Expected maximum absolute value of $n$ iid standard Gaussians?
I have a problem where my errors are normally distributed and I want to know what the expected maximum error is if I repeat the process $n$ times.
What is the smallest constant $C$ such that the following statement is true for all $n\geq 2$?
Let $X_1, X_2, \cdots, X_n$ be independent standard Gaussian random variables. Then $$\mathbb{E}\left[\max_{i=1}^n \left|X_i\right| \right] \leq C \sqrt{\log_e n}.$$
I can show that the answer is between $1.35$ and $2$.
Solution 1:
The inequality holds with $C=\sqrt{2}$, and this is the optimal constant (the optimality follows from here).
Outline of the proof:
Let $\varphi$ and $\Psi$ be the pdf and complementary cdf of standard normal distribution.

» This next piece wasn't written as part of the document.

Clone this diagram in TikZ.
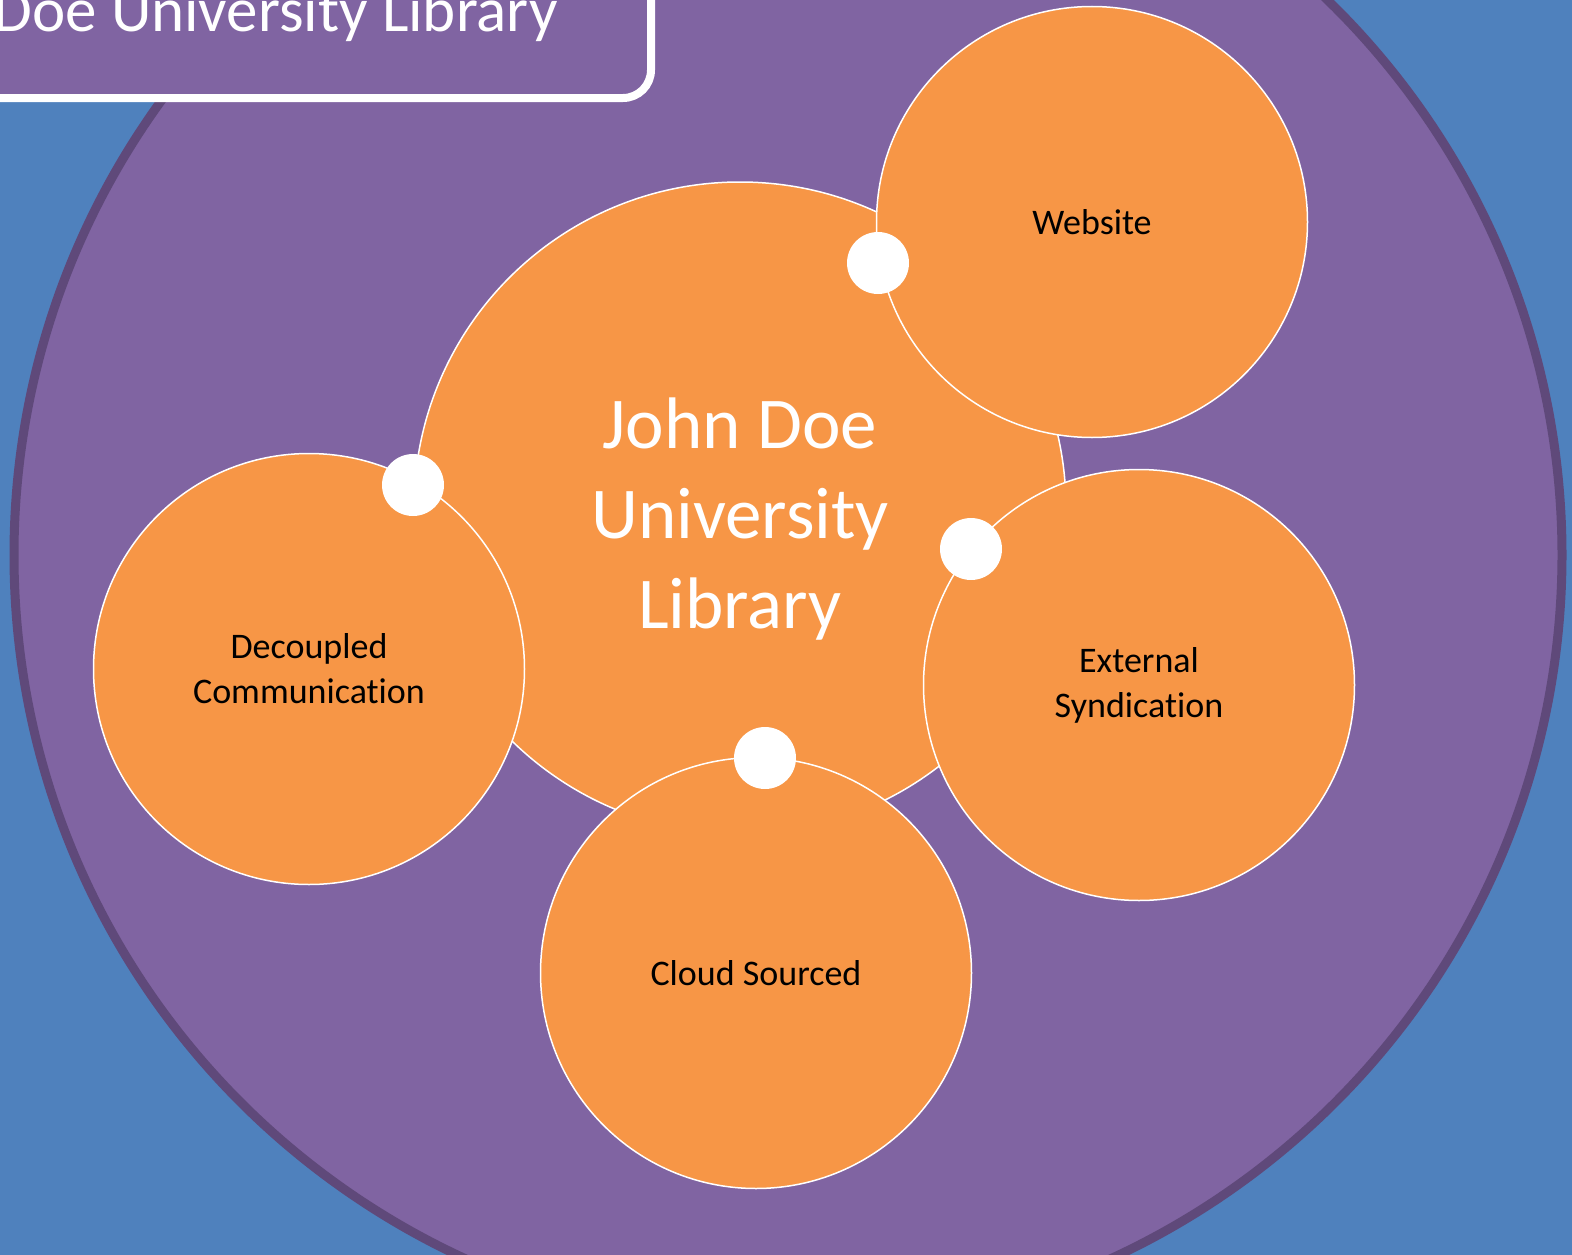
\documentclass[tikz,border=0pt]{standalone}
\usepackage{fontspec}
\setmainfont{Carlito}[Ligatures=NoCommon]
\definecolor{bg}{HTML}{4F81BD}
\definecolor{purp}{HTML}{8064A2}
\definecolor{purpdark}{HTML}{5F497A}
\definecolor{orng}{HTML}{F79646}
\begin{document}
\begin{tikzpicture}[x=1pt,y=-1pt,
  sat/.style={circle, draw=white, line width=1.5pt, fill=orng, minimum size=431pt,
    inner sep=0pt, align=center, font=\fontsize{36}{45}\selectfont, text=black},
  hubstyle/.style={circle, draw=white, line width=1.5pt, fill=orng, minimum size=652pt,
    inner sep=0pt},
  hubtextstyle/.style={inner sep=0pt, align=center, font=\fontsize{73}{90}\selectfont, text=white},
  dotstyle/.style={circle, fill=white, minimum size=62pt, inner sep=0pt}]
\fill[bg] (0,0) rectangle (1572,1255);
\useasboundingbox (0,0) rectangle (1572,1255);
\node[circle, fill=purp, draw=purpdark, line width=9pt, minimum size=1548pt, inner sep=0pt] (ring) at (788,555) {};
\draw[fill=purp, draw=white, line width=8pt, rounded corners=28pt] (-60,-60) rectangle (651,98);
\node[anchor=base east, text=white, font=\fontsize{63}{76}\selectfont, inner sep=0pt] (title) at (558,32) {John Doe University Library};
\node[hubstyle] (hub) at (740,508) {};
\node[hubtextstyle] (hubtext) at (740,519) {John Doe\\University\\Library};
\node[sat] (web) at (1092,222) {Website};
\node[sat] (dec) at (309,669) {Decoupled\\Communication};
\node[sat] (ext) at (1139,685) {External\\Syndication};
\node[sat] (cloud) at (756,973) {Cloud Sourced};
\node[dotstyle] (dweb) at (878,263) {};
\node[dotstyle] (ddec) at (413,485) {};
\node[dotstyle] (dext) at (971,549) {};
\node[dotstyle] (dcloud) at (765,758) {};
\end{tikzpicture}
\end{document}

Using the inequality $\Psi(x)< \varphi(x)/x$ for $x>0$, it is easy to show that $-\log \Psi(x)$ is convex, therefore, its inverse $G(t) = \Psi^{-1}(e^{-t})$ is concave. Note also that $G$ is increasing.

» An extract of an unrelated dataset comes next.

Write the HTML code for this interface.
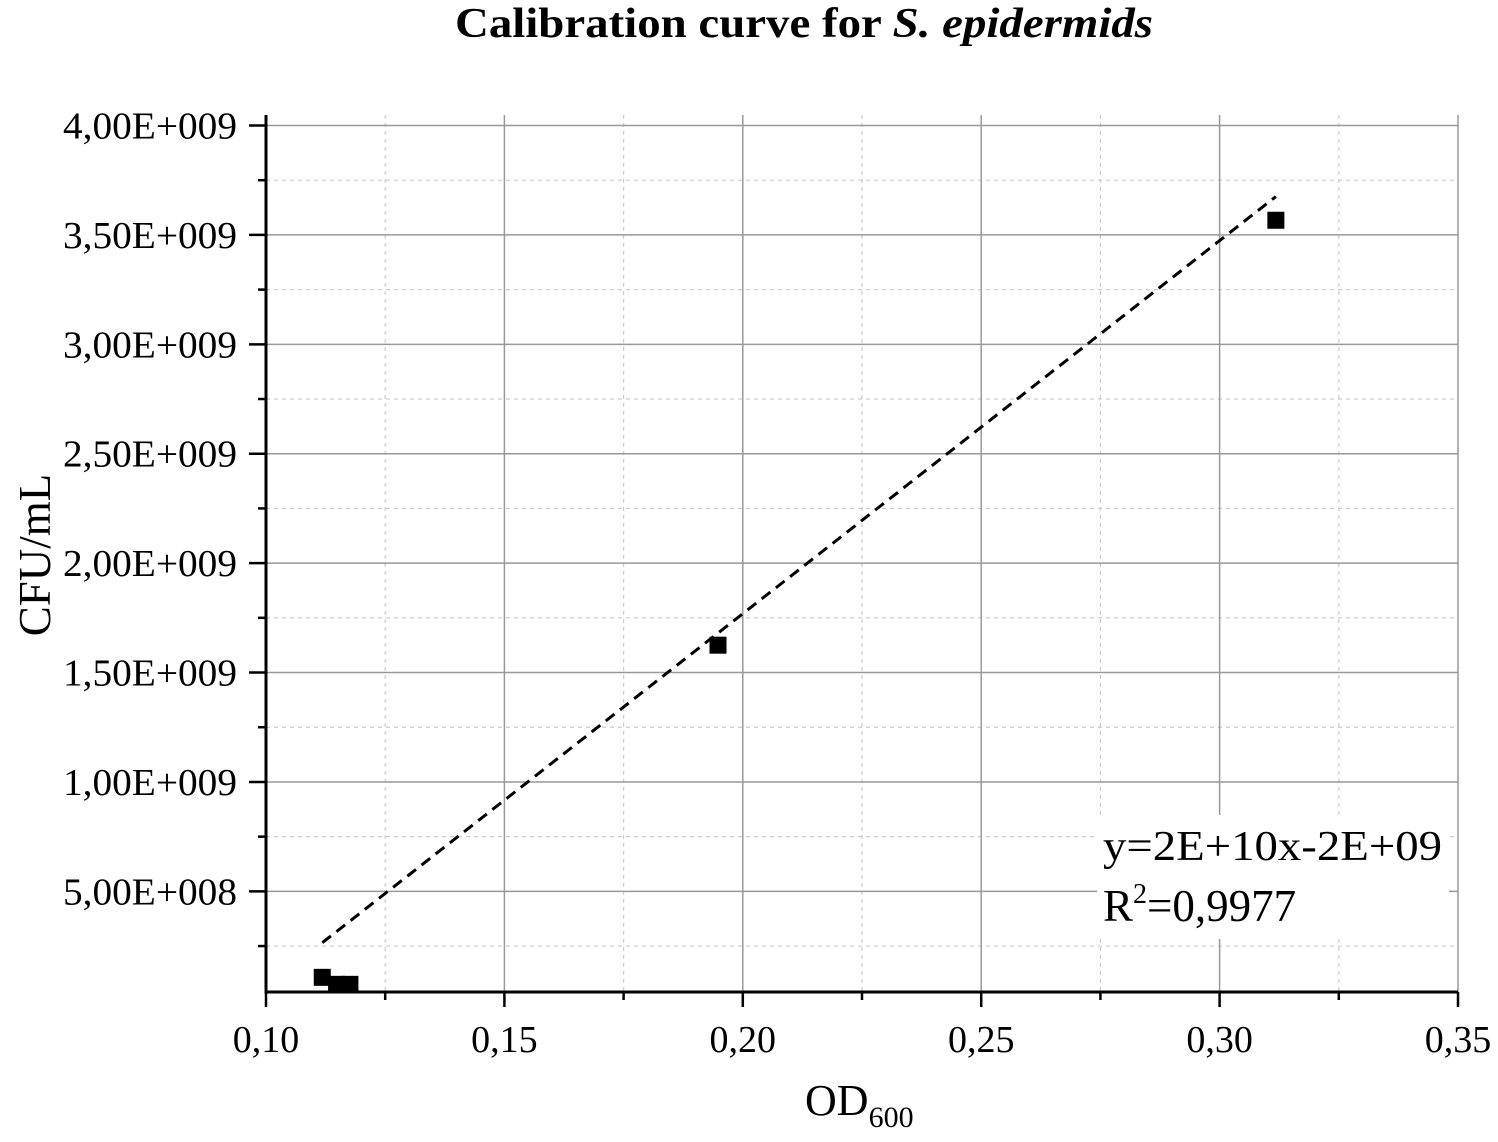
<!DOCTYPE html>
<html><head><meta charset="utf-8"><style>
html,body{margin:0;padding:0;background:#fff;}
svg{display:block;font-family:"Liberation Serif",serif;}
</style></head><body>
<svg id="chart" width="1498" height="1142" viewBox="0 0 1498 1142" xmlns="http://www.w3.org/2000/svg">
<text x="455" y="37" font-size="42" font-weight="bold" textLength="698" lengthAdjust="spacingAndGlyphs">Calibration curve for <tspan font-style="italic">S. epidermids</tspan></text>
<g id="grid"></g>
<g id="fit"></g>
<g id="points"></g>
<rect x="1097" y="815" width="352" height="124" fill="#fff"/>
<text x="1103" y="860" font-size="42" textLength="339" lengthAdjust="spacingAndGlyphs">y=2E+10x-2E+09</text>
<text x="1103" y="921" font-size="45">R<tspan font-size="28" dy="-18">2</tspan><tspan dy="18">=0,9977</tspan></text>
<g id="axes"></g>
<text transform="translate(50,555) rotate(-90)" text-anchor="middle" font-size="45">CFU/mL</text>
<text x="805" y="1115" font-size="44">OD<tspan font-size="30" dy="12">600</tspan></text>
</svg>
<script>
const xTicks = [0.10, 0.15, 0.20, 0.25, 0.30, 0.35];
const xTickLabels = ["0,10", "0,15", "0,20", "0,25", "0,30", "0,35"];
const yTicks = [0.5e9, 1.0e9, 1.5e9, 2.0e9, 2.5e9, 3.0e9, 3.5e9, 4.0e9];
const yTickLabels = ["5,00E+008", "1,00E+009", "1,50E+009", "2,00E+009", "2,50E+009", "3,00E+009", "3,50E+009", "4,00E+009"];
const odValues = [0.1118, 0.1148, 0.1176, 0.1948, 0.3118];
const cfuValues = [1.07e8, 0.75e8, 0.75e8, 1.625e9, 3.567e9];
const fitSlope = [17.05e9];
const fitIntercept = [-1.641e9];

const NS = "http://www.w3.org/2000/svg";
const X0 = 266, X1 = 1458, Y0 = 992, Y1 = 125.5;
const xMin = 0.10, xMax = 0.35, yMin = 0.04e9, yMax = 4.0e9;
const xs = v => X0 + (v - xMin) / (xMax - xMin) * (X1 - X0);
const ys = v => Y0 - (v - yMin) / (yMax - yMin) * (Y0 - Y1);
function mk(tag, attrs, parent) {
  const e = document.createElementNS(NS, tag);
  for (const k in attrs) e.setAttribute(k, attrs[k]);
  parent.appendChild(e);
  return e;
}
const grid = document.getElementById('grid');
const axes = document.getElementById('axes');
for (let i = 0; i < xTicks.length - 1; i++) {
  const m = (xTicks[i] + xTicks[i + 1]) / 2;
  const l = mk('line', {x1: xs(m), x2: xs(m), y1: 115, y2: Y0, stroke: '#ccc', 'stroke-width': 1.2, 'stroke-dasharray': '4,4'}, grid);
  
  
  const t = mk('line', {x1: xs(m), x2: xs(m), y1: Y0, y2: Y0 + 8, stroke: '#000', 'stroke-width': 2.5}, axes);
  
  
}
const yAll = [0].concat(yTicks);
for (let i = 0; i < yAll.length - 1; i++) {
  const m = (yAll[i] + yAll[i + 1]) / 2;
  const l = mk('line', {x1: X0, x2: X1, y1: ys(m), y2: ys(m), stroke: '#ccc', 'stroke-width': 1.2, 'stroke-dasharray': '4,4'}, grid);
  
  
  const t = mk('line', {x1: X0 - 8, x2: X0, y1: ys(m), y2: ys(m), stroke: '#000', 'stroke-width': 2.5}, axes);
  
  
}
xTicks.forEach((v, i) => {
  if (i > 0) {
    const l = mk('line', {x1: xs(v), x2: xs(v), y1: 115, y2: Y0, stroke: '#999', 'stroke-width': 1.5}, grid);
    
    
  }
  const t = mk('line', {x1: xs(v), x2: xs(v), y1: Y0, y2: Y0 + 15, stroke: '#000', 'stroke-width': 2.5}, axes);
  
  
  const tx = mk('text', {x: xs(v), y: 1052, 'text-anchor': 'middle', 'font-size': 38}, axes);
  tx.textContent = xTickLabels[i];
  
  
});
yTicks.forEach((v, i) => {
  const l = mk('line', {x1: X0, x2: X1, y1: ys(v), y2: ys(v), stroke: '#999', 'stroke-width': 1.5}, grid);
  
  
  const t = mk('line', {x1: X0 - 17, x2: X0, y1: ys(v), y2: ys(v), stroke: '#000', 'stroke-width': 2.5}, axes);
  
  
  const tx = mk('text', {x: 237, y: ys(v) + 13, 'text-anchor': 'end', 'font-size': 38, textLength: 174, lengthAdjust: 'spacingAndGlyphs'}, axes);
  tx.textContent = yTickLabels[i];
  
  
});
const ax = mk('line', {x1: X0, x2: X0, y1: 115, y2: Y0 + 1.5, stroke: '#000', 'stroke-width': 3}, axes);


const bx = mk('line', {x1: X0 - 1.5, x2: X1, y1: Y0, y2: Y0, stroke: '#000', 'stroke-width': 3}, axes);


const fx0 = Math.min(...odValues), fx1 = Math.max(...odValues);
const fit = mk('line', {x1: xs(fx0), y1: ys(fitSlope[0] * fx0 + fitIntercept[0]), x2: xs(fx1), y2: ys(fitSlope[0] * fx1 + fitIntercept[0]), stroke: '#000', 'stroke-width': 3, 'stroke-dasharray': '11,7'}, document.getElementById('fit'));


const pts = document.getElementById('points');
odValues.forEach((v, i) => {
  const r = mk('rect', {x: xs(v) - 8.5, y: ys(cfuValues[i]) - 8.5, width: 17, height: 17, fill: '#000'}, pts);
  
  
});
</script>
</body></html>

Applying the quantile transformation, $X_k = G(Y_k)$, where $Y_k$ are iid $\operatorname{Exp}(1)$. Denoting $X_{(n)} = \max_k X_k$, $Y_{(n)} = \max_k Y_k$ and using the monotonicity and concavity of $G$, we get with the help of Jensen's inequality $$ E[X_{(n)}] = E[G(E_{(n)})]\le G(E[Y_{(n)}]) = G(H_n), $$ where $H_n = 1+\frac12 + \dots + \frac1n$ is the $n$th harmonic number (the distribution of exponential order statistics is well known). Since $H_n\le \log n + 1$ for all $n$, we get $$ E[X_{(n)}]\le G(\log n+1) = \Psi^{-1}\big(\tfrac1{en}\big). $$
Using the inequality $\Psi(x)< \varphi(x)/x$ again, $$ \Psi(\sqrt{2 \log n}) \le \frac{1}{2\sqrt{\pi\log n}}e^{-\log n} \le \frac{1}{en}. $$ As $\Psi$ decreases, $$ E[X_{(n)}]\le \sqrt{2\log n}, $$ as required.